LONDON – A group representing the majority of holders of Eurobonds issued in 2013 to raise funds for the Mozambique Tuna Company (EMATUM) have rejected all the proposals put forward by the Mozambican government on Tuesday to the holders of the commercial debt.

According to the legal adviser to the Global Group of Mozambique Bondholders (GGBM), Thomas Laryea, from the law firm of Cooke Robotham, this is a non-starter for the Eurobond holders”. The group claims it represents or has the backing of more than 80 per cent of holders of the Eurobonds who funded a loan of 850 million US dollars to EMATUM, a company with very few assets and no prospect of ever being able to repay its loans.

This debt was part of more than two billion US dollars of loans taken out in 2013 and 2014 for three Mozambican State-owned companies — Ematum, Proindicus and MAM (Mozambique Asset Management) — which were set up essentially by the State Security and Intelligence Service (SISE).

While the Proindicus and MAM loans came straight from the European banks concerned, Credit Suisse and VTB of Russia, the loan to Ematum took the form of a bond issue on the European bond markets.

In April 2016, the Mozambican government ratified a deal under which the EMATUM bonds were replaced by sovereign government bonds with a longer repayment time, but at a higher interest rate.

The original repayment terms were extremely tough with the money to be repaid over seven years, with a two-year grace period, and at an interest rate of LIBOR (London Inter-Bank Offered Rate) plus 6.5 per cent.

The proposal accepted by the bondholders is that the EMATUM bonds (now down to 697 million dollars, after the first repayments) would be swapped for government bonds for 585.5 million dollars that mature in 2023. The interest rate, however, shot up to 10.5 per cent.

This deal was reached just a couple of weeks before the true scale of the illicit lending became clear. The former government, under President Armando Guebuza, had kept the Proindicus and MAM loans completely secret even though they amounted to over 1.1 billion USD.

All three loans had been illicitly guaranteed by the Guebuza government, in violation of the 2013 and 2014 budget laws, and of the clause in the Mozambican constitution which states that only the country’s parliament, the Assembly of the Republic, can authorise such debts.

When the true scale of the loans became clear, the International Monetary Fund (IMF) suspended its programme with Mozambique.

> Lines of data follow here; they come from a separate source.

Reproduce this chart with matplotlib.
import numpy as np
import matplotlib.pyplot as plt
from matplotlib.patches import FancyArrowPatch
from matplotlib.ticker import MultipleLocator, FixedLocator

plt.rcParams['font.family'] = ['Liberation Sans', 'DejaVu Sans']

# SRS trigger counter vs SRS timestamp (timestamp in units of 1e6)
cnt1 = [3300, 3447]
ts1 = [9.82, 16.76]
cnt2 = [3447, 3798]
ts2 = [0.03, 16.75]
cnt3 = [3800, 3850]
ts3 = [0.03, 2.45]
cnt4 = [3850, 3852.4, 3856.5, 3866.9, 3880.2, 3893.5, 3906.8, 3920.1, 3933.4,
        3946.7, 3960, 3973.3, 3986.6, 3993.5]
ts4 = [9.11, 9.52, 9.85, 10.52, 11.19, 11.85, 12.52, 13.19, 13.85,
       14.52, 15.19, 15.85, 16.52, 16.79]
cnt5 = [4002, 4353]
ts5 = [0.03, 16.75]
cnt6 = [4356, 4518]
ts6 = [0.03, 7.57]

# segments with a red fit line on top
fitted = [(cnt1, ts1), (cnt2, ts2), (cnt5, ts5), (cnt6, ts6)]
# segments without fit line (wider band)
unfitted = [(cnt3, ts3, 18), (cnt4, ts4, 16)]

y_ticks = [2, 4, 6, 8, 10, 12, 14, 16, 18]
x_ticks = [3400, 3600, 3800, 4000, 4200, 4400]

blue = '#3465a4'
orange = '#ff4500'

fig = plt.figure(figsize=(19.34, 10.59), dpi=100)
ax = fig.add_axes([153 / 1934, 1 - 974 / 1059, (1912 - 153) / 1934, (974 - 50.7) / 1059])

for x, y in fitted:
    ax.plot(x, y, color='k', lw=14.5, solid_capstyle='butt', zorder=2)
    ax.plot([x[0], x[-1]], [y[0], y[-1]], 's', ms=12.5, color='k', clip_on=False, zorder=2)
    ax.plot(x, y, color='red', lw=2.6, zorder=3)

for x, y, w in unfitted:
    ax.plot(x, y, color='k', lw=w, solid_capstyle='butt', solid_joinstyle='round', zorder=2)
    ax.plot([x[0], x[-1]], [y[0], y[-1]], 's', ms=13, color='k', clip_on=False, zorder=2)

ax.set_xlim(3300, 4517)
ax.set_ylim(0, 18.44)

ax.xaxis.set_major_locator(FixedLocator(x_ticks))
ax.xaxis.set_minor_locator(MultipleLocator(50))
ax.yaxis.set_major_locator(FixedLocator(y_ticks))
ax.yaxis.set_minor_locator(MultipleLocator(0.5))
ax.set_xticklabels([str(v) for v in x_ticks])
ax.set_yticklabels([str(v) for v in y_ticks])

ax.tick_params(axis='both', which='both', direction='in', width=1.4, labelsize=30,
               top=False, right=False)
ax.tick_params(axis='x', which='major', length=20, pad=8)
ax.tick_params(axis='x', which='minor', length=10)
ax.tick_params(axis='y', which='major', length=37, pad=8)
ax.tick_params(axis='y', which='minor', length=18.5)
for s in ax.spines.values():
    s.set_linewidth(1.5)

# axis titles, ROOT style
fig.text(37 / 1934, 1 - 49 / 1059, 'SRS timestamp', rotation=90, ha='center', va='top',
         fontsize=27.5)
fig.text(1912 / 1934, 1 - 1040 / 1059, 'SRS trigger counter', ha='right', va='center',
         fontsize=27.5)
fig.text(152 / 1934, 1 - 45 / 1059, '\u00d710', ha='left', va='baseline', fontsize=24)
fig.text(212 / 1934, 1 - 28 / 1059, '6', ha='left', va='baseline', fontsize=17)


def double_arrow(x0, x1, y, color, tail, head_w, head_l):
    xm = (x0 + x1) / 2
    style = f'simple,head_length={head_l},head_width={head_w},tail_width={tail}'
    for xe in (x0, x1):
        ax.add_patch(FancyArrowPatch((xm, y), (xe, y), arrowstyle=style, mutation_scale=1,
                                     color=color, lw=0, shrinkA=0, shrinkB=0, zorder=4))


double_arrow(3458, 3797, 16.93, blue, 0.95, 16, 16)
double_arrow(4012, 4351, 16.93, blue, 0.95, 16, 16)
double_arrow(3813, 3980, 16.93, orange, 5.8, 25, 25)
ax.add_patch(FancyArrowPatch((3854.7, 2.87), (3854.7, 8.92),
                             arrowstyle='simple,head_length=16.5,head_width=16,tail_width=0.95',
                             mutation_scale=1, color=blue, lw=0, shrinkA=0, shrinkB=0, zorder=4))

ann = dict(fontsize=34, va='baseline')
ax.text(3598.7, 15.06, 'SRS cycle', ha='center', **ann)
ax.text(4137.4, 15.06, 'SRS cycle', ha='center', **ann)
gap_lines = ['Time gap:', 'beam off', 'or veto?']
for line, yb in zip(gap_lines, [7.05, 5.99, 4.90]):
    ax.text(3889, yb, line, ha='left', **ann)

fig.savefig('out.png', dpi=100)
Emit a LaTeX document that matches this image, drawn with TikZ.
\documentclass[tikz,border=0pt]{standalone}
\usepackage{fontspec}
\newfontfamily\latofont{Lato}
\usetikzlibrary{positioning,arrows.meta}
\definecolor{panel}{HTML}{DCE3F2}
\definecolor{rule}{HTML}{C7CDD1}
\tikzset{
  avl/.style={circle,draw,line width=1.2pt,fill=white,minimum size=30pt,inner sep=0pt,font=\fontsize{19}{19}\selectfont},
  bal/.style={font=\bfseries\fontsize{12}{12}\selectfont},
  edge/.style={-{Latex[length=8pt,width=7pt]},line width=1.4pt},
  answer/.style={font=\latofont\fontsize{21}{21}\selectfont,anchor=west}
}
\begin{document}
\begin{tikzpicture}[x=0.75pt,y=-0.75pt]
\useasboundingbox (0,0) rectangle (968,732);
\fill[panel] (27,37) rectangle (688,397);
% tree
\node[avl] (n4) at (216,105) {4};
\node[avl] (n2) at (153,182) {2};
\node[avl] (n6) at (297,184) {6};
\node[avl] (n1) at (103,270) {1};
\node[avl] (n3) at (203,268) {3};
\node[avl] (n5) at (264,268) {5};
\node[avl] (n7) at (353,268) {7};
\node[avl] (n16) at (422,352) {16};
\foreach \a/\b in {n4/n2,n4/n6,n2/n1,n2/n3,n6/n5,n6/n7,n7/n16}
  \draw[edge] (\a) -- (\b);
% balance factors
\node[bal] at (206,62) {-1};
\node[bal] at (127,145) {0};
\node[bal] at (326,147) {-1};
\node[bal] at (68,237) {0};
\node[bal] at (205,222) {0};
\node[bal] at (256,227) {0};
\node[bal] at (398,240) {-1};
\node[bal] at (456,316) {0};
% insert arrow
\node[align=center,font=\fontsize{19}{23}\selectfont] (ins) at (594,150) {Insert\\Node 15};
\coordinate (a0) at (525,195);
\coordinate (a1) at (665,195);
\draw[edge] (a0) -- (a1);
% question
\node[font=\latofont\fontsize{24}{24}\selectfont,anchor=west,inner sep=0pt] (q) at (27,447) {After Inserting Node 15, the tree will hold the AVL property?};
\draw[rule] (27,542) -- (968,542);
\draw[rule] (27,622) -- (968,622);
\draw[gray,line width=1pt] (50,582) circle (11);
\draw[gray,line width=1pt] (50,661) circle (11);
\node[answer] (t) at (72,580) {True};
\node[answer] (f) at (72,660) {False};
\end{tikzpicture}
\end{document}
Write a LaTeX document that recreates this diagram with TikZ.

Other western partners followed suit, and all 14 donors who used to provide direct support to the State budget halted their disbursements. Thus Mozambique suddenly found itself facing a huge hole in its budget, since the budget support amounted to hundreds of millions of dollars a year.

Under such circumstances, there could be no question of honouring the illegal guarantees for the Ematum, Proindicus and MAM loans. At a meeting with creditors in London in October 2016, the government said it was quite impossible to pay any interest, let alone principal, on the commercial debt for years to come.

Maleiane repeated that message to the creditors at another London meeting on Tuesday. He rejected the attempt by the Ematum bondholders, based on the April 2016 deal, to secure any preferential treatment. The bonds (now renamed MOZAM2023 bonds) will be treated in exactly the same way as the Proindicus and MAM loans.

Maleiane told the Tuesday meeting that, although there is no way that Mozambique can pay anything in the immediate future, as from 2023 there could be moderate levels of interest payments and limited payments of the principle. Creditors will be expected to take a haircut, by writing off half of the arrears on interest payments.

The Mozambican government offered three scenarios, with repayment levels ranging from eight to sixteen years. The bondholders rejected all of them.